My question is that, in less mature oil fields, is geophysics worth more? It seems like geophysics is readily applied earlier without hesitation internationally because they don’t have all the well information.
Gilmer: From a conventional point of view, it’s still mother’s milk. You have to have it to drill those wells.
Bahorich: It’s the tool that you need.
Degner: Today, because of the bleak balance sheets of the geophysical service companies, many can’t buy new technology. And oil companies have budgets now. One national oil company in Latin America told us, ‘We haven’t shot seismic in five years. Our management just came to us and said we’re supposed to shoot 5,000 square kilometers [1,931 sq miles].’ They didn’t know how to do it because the supply side of the service business is decimated. So they’re looking at procuring geophysical technology direct themselves.
Gilmer: I think that’s pretty fascinating.
Degner: It hasn’t happened in 30 years. It’s almost like we need a different commercial paradigm and a different commercial mechanism to create more efficiency and to leverage a lower cost of capital.
E&P: Do you think the oil companies will go back to owning their own crews?
Degner: Anything that creates value makes sense.
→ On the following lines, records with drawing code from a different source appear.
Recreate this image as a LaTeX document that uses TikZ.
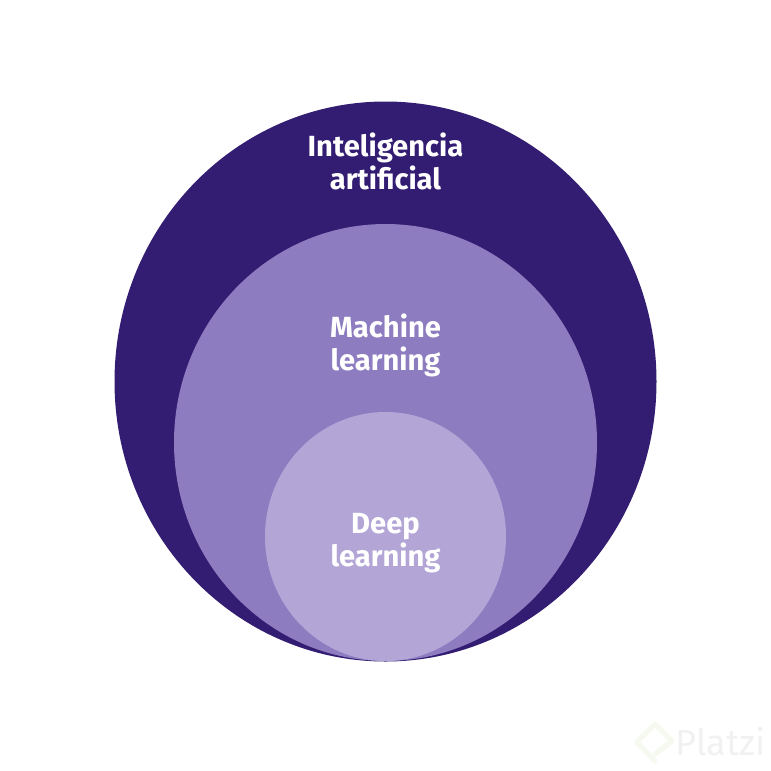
\documentclass[tikz,border=0pt]{standalone}
\usepackage{fontspec}
\setmainfont{Fira Sans}
\definecolor{darkviolet}{HTML}{331D72}
\definecolor{midviolet}{HTML}{8D7CC0}
\definecolor{lightviolet}{HTML}{B3A6D7}
\definecolor{markgreen}{HTML}{F6F9F0}
\definecolor{markgrey}{HTML}{F1F1F1}
\tikzset{
    label/.style={text=white, font=\fontsize{16.6}{18.7}\selectfont\bfseries, align=center},
}

\begin{document}
\begin{tikzpicture}[x=0.02cm, y=-0.02cm]
    \useasboundingbox (0, 0) rectangle (771, 771);

    \fill[darkviolet] (385.5, 381.5) ellipse [x radius=271, y radius=280];
    \fill[midviolet] (385.5, 442.5) ellipse [x radius=211.5, y radius=218.5];
    \fill[lightviolet] (385.5, 536.5) ellipse [x radius=120.5, y radius=124.5];

    \node[label] (ai) at (385.5, 161) {Inteligencia\\artificial};
    \node[label] (ml) at (385.5, 345) {Machine\\learning};
    \node[label] (dl) at (385.5, 543) {Deep\\learning};

    % watermark
    \draw[markgreen, line width=3pt, line join=round, line cap=round]
        (655, 761) -- (637, 742) -- (655, 724) -- (672, 741) -- (655, 754);
    \node[text=markgrey, font=\fontsize{20.6}{22}\selectfont] (logo) at (720.5, 742) {Platzi};
\end{tikzpicture}
\end{document}
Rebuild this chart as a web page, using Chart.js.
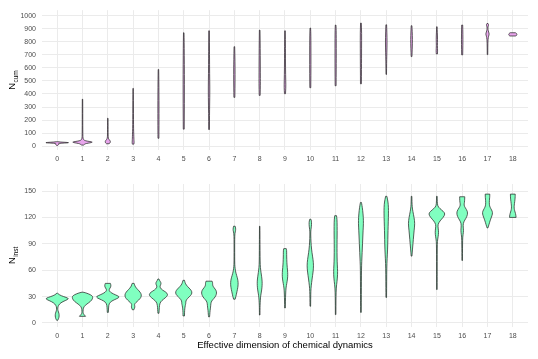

When the oil company has a cost of capital of 5% and the smaller service industry players have cost a capital of 40%, the only way the oil company is going to get the service done is if it pays the cost of capital of a service company that’s in a beleaguered state.
Gilmer: What was the result of the oil companies divesting themselves of service company investments? They put the cost of R&D and capital on the service industry. Every time there was a boom, the seismic equipment manufacturers financed other companies. It’s very efficient, but it didn’t build anything.
Monk: But the evolution might be that the oil companies start building their own crews again, and five years from now they spin them off into separate companies.